Norconex / crawlers

Norconex Crawlers (or spiders) are flexible web and filesystem crawlers for collecting, parsing, and manipulating data from the web or filesystem to various data repositories such as search engines.
https://opensource.norconex.com/crawlers
Apache License 2.0
183 stars 67 forks source link

.cntnt empty and meta tags missing when content is empty or short #600

Closed SaschaHeyer closed 5 years ago

SaschaHeyer commented 5 years ago

Hello Pascal,

when crawling pages in some occasion the .cntnt files are empty and the meta tags are not getting extracted.

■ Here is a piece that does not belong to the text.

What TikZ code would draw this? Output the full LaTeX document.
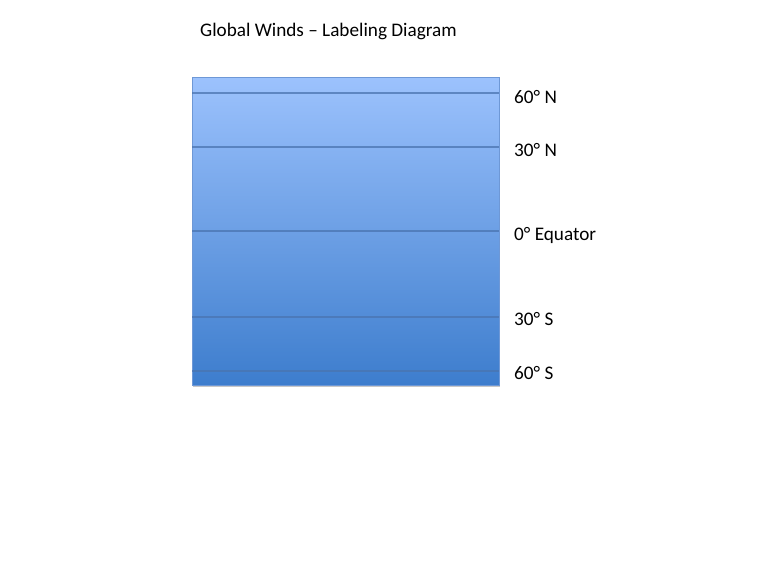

To reproduce the behavior please have a look the following files

It seems that the parsing / extracting is somehow related to the length of the content.

Any suggestions / known issues?

used version: 2.8.1

Best regards Sascha

essiembre commented 5 years ago

Hello Sacha,

I just tried with the latest snapshot release and it works fine, as you can tell by this attachment: fs-committer-files.zip

So I encourage you to try with the latest snapshot, or share your config in case there is something else going on I missed.

SaschaHeyer commented 5 years ago

Hello Pascal,

thank you for your support, I can confirm the behavior is not related to Norconex itself. Rather the issue is related to a Committer Plugin which causes some dependency issue within the lib folder.

Best regards Sascha